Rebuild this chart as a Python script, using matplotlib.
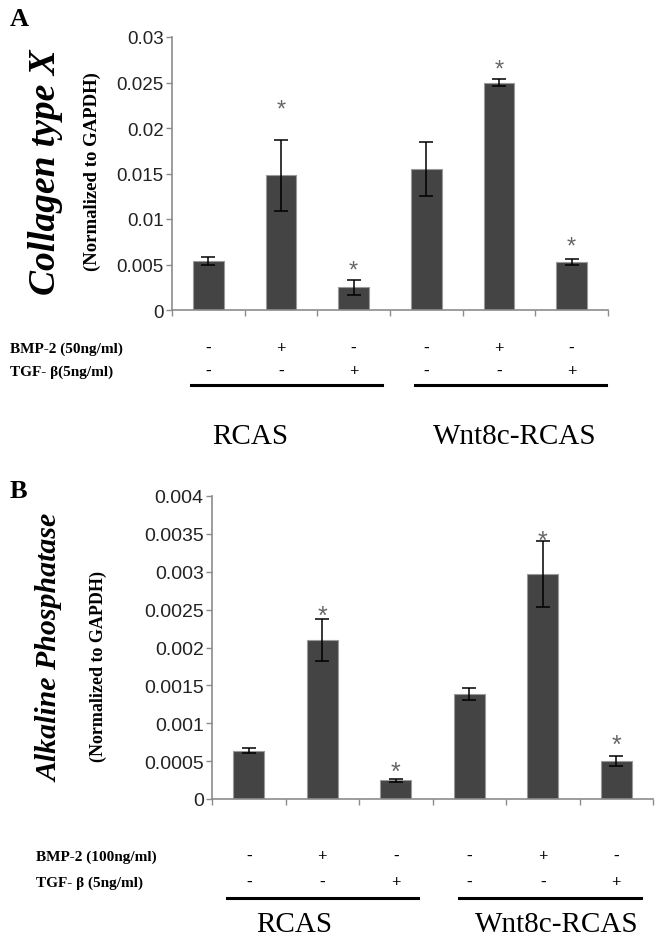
import matplotlib
matplotlib.use("Agg")
import matplotlib.pyplot as plt
from matplotlib.transforms import blended_transform_factory
from matplotlib.lines import Line2D

# ---------------- data ----------------
conditions = ["RCAS ctrl", "RCAS BMP-2", "RCAS TGF-b", "Wnt8c ctrl", "Wnt8c BMP-2", "Wnt8c TGF-b"]
bmp_signs = ["-", "+", "-", "-", "+", "-"]
tgf_signs = ["-", "-", "+", "-", "-", "+"]
groups = ["RCAS", "Wnt8c-RCAS"]

colX_mean = [0.0054, 0.0148, 0.0025, 0.0155, 0.0250, 0.0053]
colX_err = [0.0004, 0.0039, 0.0008, 0.0030, 0.0004, 0.0003]
colX_star = [None, 0.0220, 0.0043, None, 0.0264, 0.0070]
colX_ticks = [0, 0.005, 0.01, 0.015, 0.02, 0.025, 0.03]
colX_ticklabels = ["0", "0.005", "0.01", "0.015", "0.02", "0.025", "0.03"]

alp_mean = [0.00064, 0.00210, 0.00025, 0.00139, 0.00297, 0.00050]
alp_err = [0.00003, 0.00028, 0.00002, 0.00008, 0.00043, 0.00007]
alp_star = [None, 0.00242, 0.00036, None, 0.00341, 0.00072]
alp_ticks = [0, 0.0005, 0.001, 0.0015, 0.002, 0.0025, 0.003, 0.0035, 0.004]
alp_ticklabels = ["0", "0.0005", "0.001", "0.0015", "0.002", "0.0025", "0.003", "0.0035", "0.004"]

W, H = 664, 945
fig = plt.figure(figsize=(W / 100, H / 100), dpi=100)


def fx(px):
    return px / W


def fy(py):
    return 1 - py / H


SERIF = "Liberation Serif"
SANS = "Liberation Sans"
BAR = "#444444"
GRAY = "#8c8c8c"


def panel(rect, means, errs, stars, ticks, ticklabels, ymax, tick_fs,
          star_fs, letter, letter_xy, title, title_x, title_fs, title_y,
          norm_x, norm_y, norm_fs, bmp_label, bmp_y, tgf_label, tgf_y, line_y,
          lines, group_y, group_x):
    ax = fig.add_axes(rect)
    x = list(range(len(means)))
    ax.bar(x, means, width=0.42, color=BAR, edgecolor="#9a9a9a", linewidth=0.8,
           zorder=2)
    ax.errorbar(x, means, yerr=errs, fmt="none", ecolor="black", elinewidth=1.1,
                capsize=5, capthick=1.1, zorder=3)
    for xi, s in zip(x, stars):
        if s is not None:
            ax.text(xi, s, "*", ha="center", va="center", fontsize=star_fs,
                    color="#666666", family=SANS)
    ax.set_xlim(-0.5, len(means) - 0.5)
    ax.set_ylim(0, ymax)
    ax.set_yticks(ticks)
    ax.set_yticklabels(ticklabels, family=SANS, fontsize=tick_fs, color="#222222")
    ax.set_xticks([i - 0.5 for i in range(len(means) + 1)])
    ax.set_xticklabels([])
    ax.tick_params(axis="both", direction="out", length=4, width=1, color=GRAY,
                   pad=2)
    for sp in ["top", "right"]:
        ax.spines[sp].set_visible(False)
    for sp in ["left", "bottom"]:
        ax.spines[sp].set_color(GRAY)
        ax.spines[sp].set_linewidth(1.2)

    # panel letter and axis labels
    fig.text(fx(letter_xy[0]), fy(letter_xy[1]), letter, family=SERIF,
             weight="bold", fontsize=19, ha="left", va="center")
    fig.text(fx(title_x), fy(title_y), title, family=SERIF, weight="bold",
             style="italic", fontsize=title_fs, rotation=90, ha="center",
             va="center")
    fig.text(fx(norm_x), fy(norm_y), "(Normalized to GAPDH)", family=SERIF,
             weight="bold", fontsize=norm_fs, rotation=90, ha="center", va="center")

    # condition table
    tr = blended_transform_factory(ax.transData, fig.transFigure)
    fig.text(fx(bmp_label[0]), fy(bmp_y), bmp_label[1], family=SERIF,
             weight="bold", fontsize=11, ha="left", va="center")
    fig.text(fx(tgf_label[0]), fy(tgf_y), tgf_label[1], family=SERIF,
             weight="bold", fontsize=11, ha="left", va="center")
    for xi, b, t in zip(x, bmp_signs, tgf_signs):
        fig.text(xi, fy(bmp_y), b, transform=tr, family=SERIF, weight="bold",
                 fontsize=12, ha="center", va="center")
        fig.text(xi, fy(tgf_y), t, transform=tr, family=SERIF, weight="bold",
                 fontsize=12, ha="center", va="center")
    for (x0, x1) in lines:
        fig.add_artist(Line2D([x0, x1], [fy(line_y), fy(line_y)], transform=tr,
                              color="black", linewidth=2.2))
    for g, gx in zip(groups, group_x):
        fig.text(gx, fy(group_y), g, transform=tr, family=SERIF, fontsize=21,
                 ha="center", va="center")
    return ax


panel([fx(172), fy(311), fx(608) - fx(172), (311 - 38) / H],
      colX_mean, colX_err, colX_star, colX_ticks, colX_ticklabels, 0.03,
      13.5, 17, "A", (10, 20), "Collagen type X", 46, 27, 172, 92, 172, 13.5,
      (10, "BMP-2 (50ng/ml)"), 349, (10, "TGF- \u03b2(5ng/ml)"), 372, 386,
      [(-0.24, 2.39), (2.84, 5.47)], 437, [0.57, 4.22])

panel([fx(212), fy(800), fx(653) - fx(212), (800 - 497) / H],
      alp_mean, alp_err, alp_star, alp_ticks, alp_ticklabels, 0.004,
      14, 18, "B", (10, 492), "Alkaline Phosphatase", 50, 21.5, 648, 98, 667,
      13,
      (36, "BMP-2 (100ng/ml)"), 857, (36, "TGF- \u03b2 (5ng/ml)"), 883, 899,
      [(-0.3, 2.3), (2.86, 5.34)], 925, [0.62, 4.19])

fig.savefig("out.png", dpi=100, facecolor="white")
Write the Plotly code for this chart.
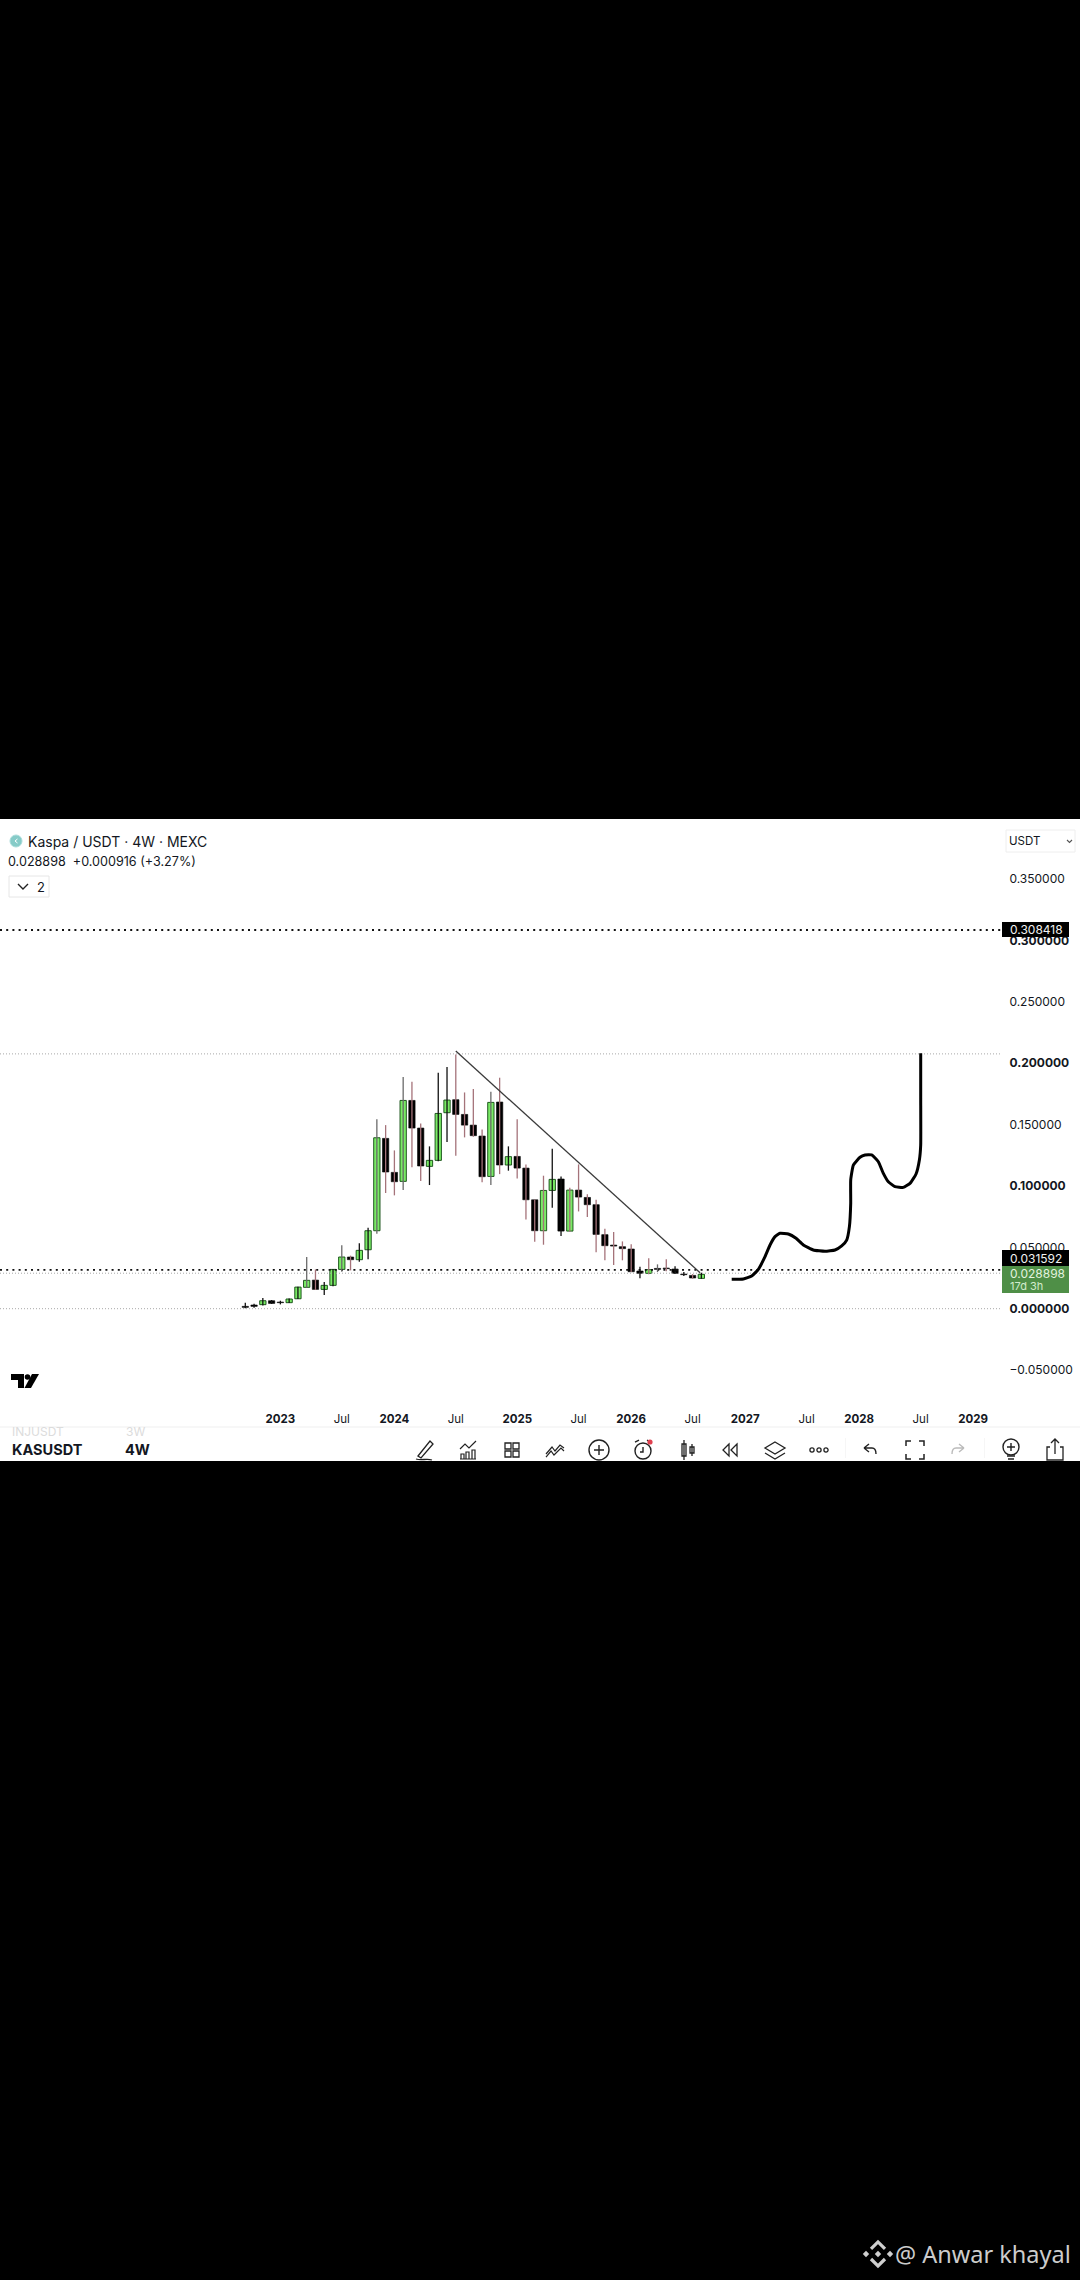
import plotly.graph_objects as go

# ---------- data ----------
opens = [.0019,.0030,.0033,.0065,.0054,.0049,.0081,.0174,.0233,.0157,.0190,.0320,.0421,.0399,.0480,.0635,
         .1387,.1110,.1037,.1696,.1471,.1159,.1208,.1596,.1702,.1582,.1495,.1406,.1077,.1683,.1170,.1240,
         .1145,.0887,.0635,.0963,.1056,.0632,.0966,.0906,.0847,.0603,.0518,.0505,.0486,.0307,.0288,.0328,
         .0331,.0323,.0282,.0271,.0247]
closes = [.0011,.0019,.0065,.0043,.0049,.0079,.0176,.0231,.0157,.0190,.0320,.0421,.0399,.0475,.0635,.1392,
          .1113,.1034,.1696,.1471,.1162,.1208,.1590,.1699,.1582,.1495,.1409,.1075,.1680,.1170,.1238,.1145,
          .0887,.0635,.0963,.1053,.0632,.0966,.0909,.0847,.0605,.0513,.0510,.0489,.0301,.0288,.0318,.0320,
          .0326,.0288,.0277,.0250,.0280]
highs = [.0049,.0041,.0087,.0071,.0065,.0084,.0179,.0421,.0320,.0217,.0323,.0516,.0432,.0532,.0660,.1542,
         .1495,.1289,.1886,.1848,.1509,.1322,.1922,.1968,.2071,.1761,.1789,.1460,.1767,.1881,.1322,.1542,
         .1175,.0890,.1083,.1303,.1077,.0985,.1175,.0931,.0887,.0651,.0624,.0548,.0524,.0342,.0410,.0361,
         .0402,.0345,.0299,.0282,.0293]
lows = [.0003,.0008,.0027,.0038,.0035,.0046,.0079,.0171,.0152,.0111,.0182,.0301,.0312,.0383,.0402,.0611,
        .0942,.0923,.0966,.1151,.1039,.1007,.1200,.1357,.1246,.1395,.1400,.1029,.1007,.1096,.1124,.1061,
        .0727,.0546,.0521,.0822,.0592,.0627,.0792,.0746,.0459,.0394,.0356,.0394,.0299,.0247,.0280,.0299,
        .0304,.0282,.0266,.0244,.0244]
wick_tone = list("kkkkkkkgrkkgrkkgrrgrrkkkrrrrgrkrrrrkkrrrrrrrrkrgrkkrk"[:53])
candle_index = list(range(len(opens)))

hand_x = [55.46,56.79,57.74,58.50,59.26,59.83,60.40,60.97,61.92,62.80,63.63,64.77,66.10,67.24,68.00,68.57,68.88,
          69.03,69.03,69.33,70.09,70.66,71.42,72.18,72.75,73.32,74.08,75.03,75.79,76.48,76.86,77.01,77.01,77.01]
hand_y = [.0239,.0242,.0266,.0321,.0424,.0519,.0587,.0614,.0608,.0573,.0519,.0478,.0467,.0478,.0511,.0559,.0668,
          .0858,.1048,.1170,.1233,.1252,.1252,.1197,.1102,.1034,.0994,.0988,.1021,.1097,.1211,.1333,.1727,.2080]
trend_x = [24.0, 51.85]
trend_y = [.2098, .0293]
bold_levels = [0.308418, 0.031592]
thin_levels = [0.2075, 0.0289, 0.0]

x_tick_vals = [4, 11, 17, 24, 31, 38, 44, 51, 57, 64, 70, 77, 83]
x_tick_text = ["<b>2023</b>","Jul","<b>2024</b>","Jul","<b>2025</b>","Jul","<b>2026</b>","Jul",
               "<b>2027</b>","Jul","<b>2028</b>","Jul","<b>2029</b>"]
y_tick_vals = [0.35, 0.30, 0.25, 0.20, 0.15, 0.10, 0.05, 0.0, -0.05]
y_tick_text = ["0.350000","<b>0.300000</b>","0.250000","<b>0.200000</b>","0.150000","<b>0.100000</b>",
               "0.050000","<b>0.000000</b>","−0.050000"]

# ---------- helpers ----------
W, H = 1080, 2280
FONT = "Inter, Roboto, sans-serif"
GREEN, EDGE = "#7aea66", "#0f4a0f"
TONES = {"k": "#111111", "g": "#6a6a6a", "r": "#a5737a"}
shapes, annotations = [], []

def px(x): return x / W
def py(y): return 1 - y / H

def rect(x0, y0, x1, y1, fill, line=None, layer="above", lw=1):
    shapes.append(dict(type="rect", xref="paper", yref="paper", x0=px(x0), x1=px(x1), y0=py(y1), y1=py(y0),
                       fillcolor=fill, line=dict(color=line or fill, width=lw if line else 0), layer=layer))

def circle(cx, cy, r, fill="rgba(0,0,0,0)", line="#222", lw=1.4):
    shapes.append(dict(type="circle", xref="paper", yref="paper", x0=px(cx-r), x1=px(cx+r), y0=py(cy+r), y1=py(cy-r),
                       fillcolor=fill, line=dict(color=line, width=lw), layer="above"))

def path(cx, cy, d, line="#222", lw=1.4, fill="rgba(0,0,0,0)"):
    out, nums = [], []
    for tok in d.split():
        if tok.isalpha():
            out.append(tok)
        else:
            nums.append(float(tok))
            if len(nums) == 2:
                out.append(f"{px(cx+nums[0]):.5f},{py(cy+nums[1]):.5f}")
                nums = []
    shapes.append(dict(type="path", xref="paper", yref="paper", path=" ".join(out),
                       fillcolor=fill, line=dict(color=line, width=lw), layer="above"))

def text(x, y, s, size=12, color="#131722", anchor="left", font=FONT):
    annotations.append(dict(xref="paper", yref="paper", x=px(x), y=py(y), text=s, showarrow=False,
                            xanchor=anchor, yanchor="middle", font=dict(size=size, color=color, family=font),
                            borderpad=0, borderwidth=0))

# ---------- traces ----------
fig = go.Figure()
X_RANGE = [-27.97, 86.28]

for lv in thin_levels:
    fig.add_trace(go.Scatter(x=X_RANGE, y=[lv, lv], mode="lines", hoverinfo="skip",
                             line=dict(color="#a8a8a8", width=1, dash="1px,2px")))
for lv in bold_levels:
    fig.add_trace(go.Scatter(x=X_RANGE, y=[lv, lv], mode="lines", hoverinfo="skip",
                             line=dict(color="#111111", width=1.9, dash="2px,4.2px")))

for tone, colour in TONES.items():
    wx, wy = [], []
    for i, t in zip(candle_index, wick_tone):
        if t == tone:
            wx += [i, i, None]
            wy += [lows[i], highs[i], None]
    fig.add_trace(go.Scatter(x=wx, y=wy, mode="lines", hoverinfo="skip", line=dict(color=colour, width=1.3)))

up = [i for i in candle_index if closes[i] > opens[i]]
down = [i for i in candle_index if closes[i] <= opens[i]]
fig.add_trace(go.Bar(x=up, base=[opens[i] for i in up], y=[closes[i]-opens[i] for i in up], width=0.72,
                     marker=dict(color=GREEN, line=dict(color=EDGE, width=0.9)), hoverinfo="skip"))
fig.add_trace(go.Bar(x=down, base=[closes[i] for i in down], y=[opens[i]-closes[i] for i in down], width=0.72,
                     marker=dict(color="#000000", line=dict(color="#000000", width=0.6)), hoverinfo="skip"))

fig.add_trace(go.Scatter(x=trend_x, y=trend_y, mode="lines", hoverinfo="skip", line=dict(color="#3a3a3a", width=1.3)))
fig.add_trace(go.Scatter(x=hand_x, y=hand_y, mode="lines", hoverinfo="skip",
                         line=dict(color="#000000", width=3, shape="spline", smoothing=0.4)))

# ---------- panel & chrome ----------
rect(0, 819, W, 1461, "#ffffff", layer="below")
rect(0, 1426.5, W, 1427.5, "#efefef", layer="below")

# legend block
circle(16, 841, 6, fill="#86cbc8", line="#a9dcda", lw=1)
path(16, 841, "M 1.5 -2 L -1 0 L 1.5 2", line="#ffffff", lw=1)
text(28, 841, "Kaspa / USDT · 4W · MEXC", size=14)
text(8, 862, "0.028898  +0.000916 (+3.27%)", size=12.6)
rect(9, 876, 49, 897, "#ffffff", line="#e6e6e6")
path(0, 0, "M 18 884 L 23 889 L 28 884", lw=1.4)
text(37, 886.5, "2", size=13)

# currency selector
rect(1006, 830, 1075, 852, "#ffffff", line="#eeeeee")
text(1009, 841, "USDT", size=11.5)
path(0, 0, "M 1067 840 L 1069.5 842.5 L 1072 840", lw=1.1, line="#555")

# price tags
rect(1002, 922, 1069, 937, "#000000")
text(1010, 929.5, "0.308418", size=12, color="#f2f2f2")
rect(1002, 1250, 1069, 1266, "#000000")
text(1010, 1258, "0.031592", size=12, color="#f2f2f2")
rect(1002, 1266, 1069, 1293, "#4f8f47")
text(1010, 1273, "0.028898", size=12, color="#e3f3df")
text(1010, 1286, "17d 3h", size=11, color="#d2ebcc")

# TradingView mark
path(0, 0, "M 11 1374 L 24 1374 L 24 1388 L 18 1388 L 18 1380 L 11 1380 Z", line="#000", lw=0, fill="#000000")
circle(27.5, 1377, 2.8, fill="#000000", line="#000000", lw=0)
path(0, 0, "M 32 1374 L 39 1374 L 31 1388 L 24.5 1388 Z", line="#000", lw=0, fill="#000000")

# bottom bar
text(12, 1431, "INJUSDT", size=12, color="#dcdcdc")
text(126, 1431, "3W", size=12, color="#dcdcdc")
rect(0, 1437, 250, 1441, "#ffffff")
text(12, 1449, "<b>KASUSDT</b>", size=14.5)
text(125, 1449, "<b>4W</b>", size=14.5)

CY = 1450
path(424, CY, "M -8 9 C -2 11 2 8 8 10 M -6 6 L 6 -9 L 9 -6 L -3 8 Z", lw=1.3)
path(468, CY, "M -8 -1 L -3 -6 L 1 -2 L 8 -9 M -8 9 L 8 9 M -7 9 L -7 4 L -4 4 L -4 9 M -2 9 L -2 2 L 1 2 L 1 9 M 4 9 L 4 0 L 7 0 L 7 9", lw=1.2)
for dx, dy in [(-4, -4), (4, -4), (-4, 4), (4, 4)]:
    rect(512+dx-3, CY+dy-3, 512+dx+3, CY+dy+3, "rgba(0,0,0,0)", line="#222", lw=1.3)
path(555, CY, "M -9 4 L -3 -3 L 0 1 L 5 -5 L 9 -2 M -9 7 L -4 1 L -1 5 L 6 -2 L 9 1", lw=1.2)
circle(599, CY, 10)
path(599, CY, "M -5 0 L 5 0 M 0 -5 L 0 5")
circle(643, CY+1, 8)
path(643, CY+1, "M 0 -4 L 0 1 L -3 1 M -8 -9 L -4 -11 M 4 -11 L 8 -9")
circle(650, CY-8, 2.6, fill="#e0404f", line="#e0404f", lw=0)
path(684, CY, "M 0 -10 L 0 10 M -2 -6 L 2 -6 L 2 6 L -2 6 Z", lw=1.3)
path(692, CY, "M 0 -6 L 0 6 M -2 -3 L 2 -3 L 2 3 L -2 3 Z", lw=1.3)
path(730, CY, "M -1 -6 L -7 0 L -1 6 Z M 7 -6 L 1 0 L 7 6 Z", lw=1.3)
path(775, CY, "M 0 -8 L 10 -2 L 0 4 L -10 -2 Z M -10 3 L 0 9 L 10 3", lw=1.3)
for dx in (-7, 0, 7):
    circle(819+dx, CY, 2.1, lw=1.3)
rect(845, 1438, 845.6, 1458, "#f0f0f0")
path(870, CY, "M -6 -2 L -1 -6 M -6 -2 L -1 2 M -6 -2 L 2 -2 C 5 -2 6 1 6 4", lw=1.4)
path(915, CY, "M -9 -4 L -9 -9 L -4 -9 M 4 -9 L 9 -9 L 9 -4 M 9 4 L 9 9 L 4 9 M -4 9 L -9 9 L -9 4", lw=1.5)
path(958, CY, "M 6 -2 L 1 -6 M 6 -2 L 1 2 M 6 -2 L -2 -2 C -5 -2 -6 1 -6 4", line="#bbbbbb", lw=1.4)
rect(984, 1438, 984.6, 1458, "#f0f0f0")
circle(1011, CY-3, 8)
path(1011, CY-3, "M -4 0 L 4 0 M 0 -4 L 0 4 M -4 9 L 4 9 M -3 12 L 3 12")
path(1055, CY, "M -5 -3 L -8 -3 L -8 10 L 8 10 L 8 -3 L 5 -3 M 0 4 L 0 -11 M -4 -7 L 0 -11 L 4 -7", lw=1.3)

# watermark
for dx, dy in [(-12, 0), (12, 0), (0, 0)]:
    path(878+dx, 2254+dy, "M 0 -3.2 L 3.2 0 L 0 3.2 L -3.2 0 Z", line="#cfcfcf", lw=0, fill="#cfcfcf")
path(878, 2254, "M -7 -5 L 0 -12 L 7 -5 M -7 5 L 0 12 L 7 5", line="#cfcfcf", lw=3.2)
text(895, 2254, "@ Anwar khayal", size=23.5, color="#cccccc", font="'Noto Sans', 'Open Sans', sans-serif")

fig.update_layout(
    width=W, height=H, autosize=False, margin=dict(l=0, r=0, t=0, b=0),
    paper_bgcolor="#000000", plot_bgcolor="rgba(0,0,0,0)", showlegend=False,
    barmode="overlay", shapes=shapes, annotations=annotations, font=dict(family=FONT, color="#131722"),
    xaxis=dict(domain=[0, 1002/W], range=X_RANGE, tickmode="array", tickvals=x_tick_vals, ticktext=x_tick_text,
               showgrid=False, zeroline=False, showline=False, ticks="outside", ticklen=4, tickcolor="rgba(0,0,0,0)",
               tickfont=dict(size=11.5, color="#131722", family=FONT)),
    yaxis=dict(domain=[py(1404), py(819)], range=[(1308.7-1404)/1228, (1308.7-819)/1228], side="right",
               anchor="x", tickmode="array", tickvals=y_tick_vals, ticktext=y_tick_text,
               showgrid=False, zeroline=False, showline=False, ticks="outside", ticklen=4, tickcolor="rgba(0,0,0,0)",
               tickfont=dict(size=12, color="#131722", family=FONT)),
)
fig.write_html("out.html", config=dict(displayModeBar=False),
               post_script="document.body.style.margin='0';document.body.style.background='#000';"
                           "document.documentElement.style.overflow='hidden';")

════════

**Written task:** Leave out the pictures, and copy only the lines from the one holding "Write the Plotly code for this chart." through the one holding "candle_index = list(range(len(opens)))", exactly as written.

**Output of the task:**
Write the Plotly code for this chart.
import plotly.graph_objects as go

# ---------- data ----------
opens = [.0019,.0030,.0033,.0065,.0054,.0049,.0081,.0174,.0233,.0157,.0190,.0320,.0421,.0399,.0480,.0635,
         .1387,.1110,.1037,.1696,.1471,.1159,.1208,.1596,.1702,.1582,.1495,.1406,.1077,.1683,.1170,.1240,
         .1145,.0887,.0635,.0963,.1056,.0632,.0966,.0906,.0847,.0603,.0518,.0505,.0486,.0307,.0288,.0328,
         .0331,.0323,.0282,.0271,.0247]
closes = [.0011,.0019,.0065,.0043,.0049,.0079,.0176,.0231,.0157,.0190,.0320,.0421,.0399,.0475,.0635,.1392,
          .1113,.1034,.1696,.1471,.1162,.1208,.1590,.1699,.1582,.1495,.1409,.1075,.1680,.1170,.1238,.1145,
          .0887,.0635,.0963,.1053,.0632,.0966,.0909,.0847,.0605,.0513,.0510,.0489,.0301,.0288,.0318,.0320,
          .0326,.0288,.0277,.0250,.0280]
highs = [.0049,.0041,.0087,.0071,.0065,.0084,.0179,.0421,.0320,.0217,.0323,.0516,.0432,.0532,.0660,.1542,
         .1495,.1289,.1886,.1848,.1509,.1322,.1922,.1968,.2071,.1761,.1789,.1460,.1767,.1881,.1322,.1542,
         .1175,.0890,.1083,.1303,.1077,.0985,.1175,.0931,.0887,.0651,.0624,.0548,.0524,.0342,.0410,.0361,
         .0402,.0345,.0299,.0282,.0293]
lows = [.0003,.0008,.0027,.0038,.0035,.0046,.0079,.0171,.0152,.0111,.0182,.0301,.0312,.0383,.0402,.0611,
        .0942,.0923,.0966,.1151,.1039,.1007,.1200,.1357,.1246,.1395,.1400,.1029,.1007,.1096,.1124,.1061,
        .0727,.0546,.0521,.0822,.0592,.0627,.0792,.0746,.0459,.0394,.0356,.0394,.0299,.0247,.0280,.0299,
        .0304,.0282,.0266,.0244,.0244]
wick_tone = list("kkkkkkkgrkkgrkkgrrgrrkkkrrrrgrkrrrrkkrrrrrrrrkrgrkkrk"[:53])
candle_index = list(range(len(opens)))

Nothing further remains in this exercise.